>>>>

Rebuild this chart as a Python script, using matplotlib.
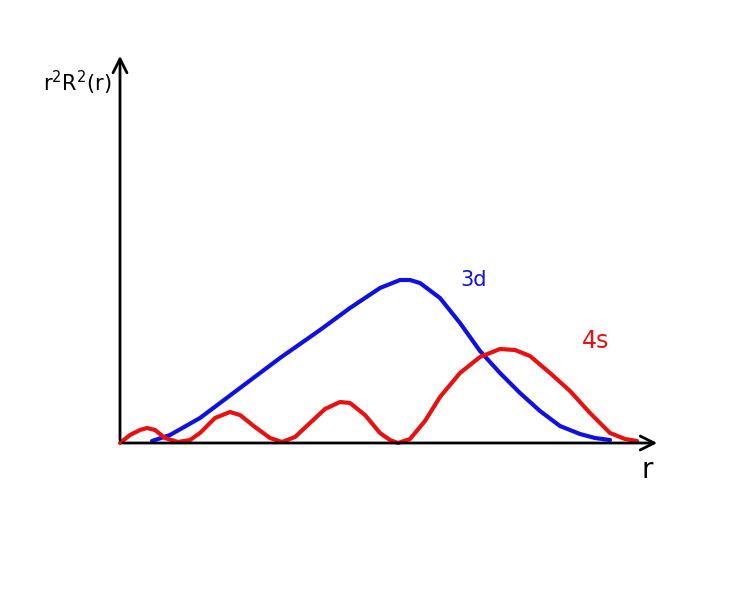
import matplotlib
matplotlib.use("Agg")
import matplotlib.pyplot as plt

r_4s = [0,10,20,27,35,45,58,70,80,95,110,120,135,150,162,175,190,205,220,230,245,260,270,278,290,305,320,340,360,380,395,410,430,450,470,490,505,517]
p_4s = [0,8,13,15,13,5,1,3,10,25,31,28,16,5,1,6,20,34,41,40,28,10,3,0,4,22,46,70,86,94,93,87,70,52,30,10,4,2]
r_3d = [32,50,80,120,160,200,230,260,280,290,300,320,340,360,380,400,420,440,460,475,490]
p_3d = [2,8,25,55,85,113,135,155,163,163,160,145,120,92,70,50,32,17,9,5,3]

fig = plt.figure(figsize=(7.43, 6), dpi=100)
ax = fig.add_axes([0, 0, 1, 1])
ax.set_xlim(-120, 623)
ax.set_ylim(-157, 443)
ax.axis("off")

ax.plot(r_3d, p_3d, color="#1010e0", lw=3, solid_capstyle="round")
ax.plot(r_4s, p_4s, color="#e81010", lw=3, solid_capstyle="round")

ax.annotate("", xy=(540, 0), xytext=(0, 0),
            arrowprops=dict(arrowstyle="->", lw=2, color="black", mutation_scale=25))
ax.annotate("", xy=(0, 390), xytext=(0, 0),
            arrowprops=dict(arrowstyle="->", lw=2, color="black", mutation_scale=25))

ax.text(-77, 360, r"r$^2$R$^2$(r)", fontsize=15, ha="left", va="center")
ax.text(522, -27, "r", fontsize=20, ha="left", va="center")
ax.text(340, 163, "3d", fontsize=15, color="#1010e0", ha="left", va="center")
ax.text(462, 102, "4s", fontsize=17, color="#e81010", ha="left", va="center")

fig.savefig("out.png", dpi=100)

<<<<

> Exercise objective:
Give the number of lines in the listing above that contain "matplotlib", and nothing else.

> Response:
4